There has been no attempt here to go acoustic or dramatically shake up the sound as a creative or necessary response to being shut up at home. That might, in part, be due to the already stripped back approach the band takes. Which is not to say that the record simply re-treads the path of its predecessors. Andrew Fearn gets a lot of mileage out of his musical approach, applying his stripped back sensibilities to a range of genres. ‘Shortcummings’ is a classic Sleaford Mods slice of angular bass and driving drums, ‘Out There’ is slowed down, atmospheric industrial reminiscent of Nine Inch Nails or Depeche Mode, whilst the eponymous ‘Spare Ribs’ plays like a minimalist house workout. There’s a confidence and an effortlessness to how these disparate influences are marshalled together to form an arresting foundation for Jason Williamson’s state of the nation lyrical broadsides.
He’s not short of things to say, and who can blame him. He tackles topics both weighty and mundane with his trademark blend of keen-eyed naturalism, acerbic humour, and bursts of surrealism.
Lockdown itself features heavily. ‘Top Room’ views it through a highly personal lens, capturing the claustrophobia of life at home with just your thoughts and family for company, waiting for “something to come out of my phone that ain’t there”. ‘Out There’ considers the crisis’s impact at a societal level – from the bigotry of people’s quest for blame (“it ain’t the foreigners and it ain’t the fucking Cov”) to the surreal nature of ‘6ft conversations’ being as close to human contact as we normally come. Both songs reach to past, not painting it as idyllic, but holding its moments as memories to be cherished and dreamed of in comparison to the present.

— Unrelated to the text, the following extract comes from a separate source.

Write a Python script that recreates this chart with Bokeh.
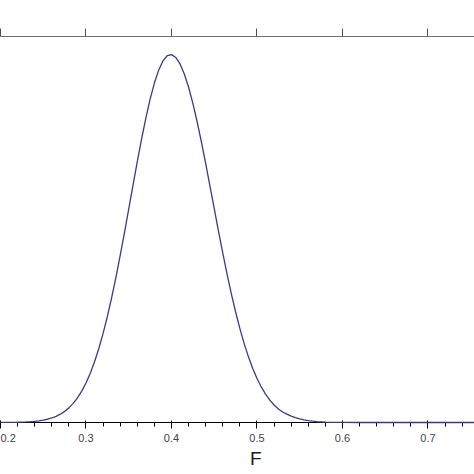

The songs don’t just explore purely topical concerns. Some of their subjects are ones Williamson has approached in the past. On ‘Nudge It’ he takes aim at affluent musicians engaging in class tourism, conjuring up the image of them “Stood outside an highrise / Trying to act like a gangster”, underlining their fraudulent behaviour by repeatedly comparing them to mimes. On ‘All Day Ticket’ he explores he mundanity of the daily grind, his half-sung assertion that “the job’s not so bad” immediately undermined by his admitting that it “takes it out of you, so slowly out of you”. The way that second line unfurls is further evidence of Williamson’s control of his craft, the repetition of “out of you” calling to mind the drudgery of years spend ploughing through identikit working days.
The band’s confidence and control, developed over an impressive recent run of albums, is perhaps what allows them to finish with the most atypical song on offer here. On ‘Fishcakes’, William adopts an oddly touching singing style to look back on his childhood. Whilst acknowledging its challenges, the song’s chorus offers the defiant assertion that ‘when it mattered, and it always did / At least we lived’. It ends the record on a positive note, and tempers some of the rage visible elsewhere. Both it and the album it closes are the work of a group at the top of their game.
Words by Will Collins.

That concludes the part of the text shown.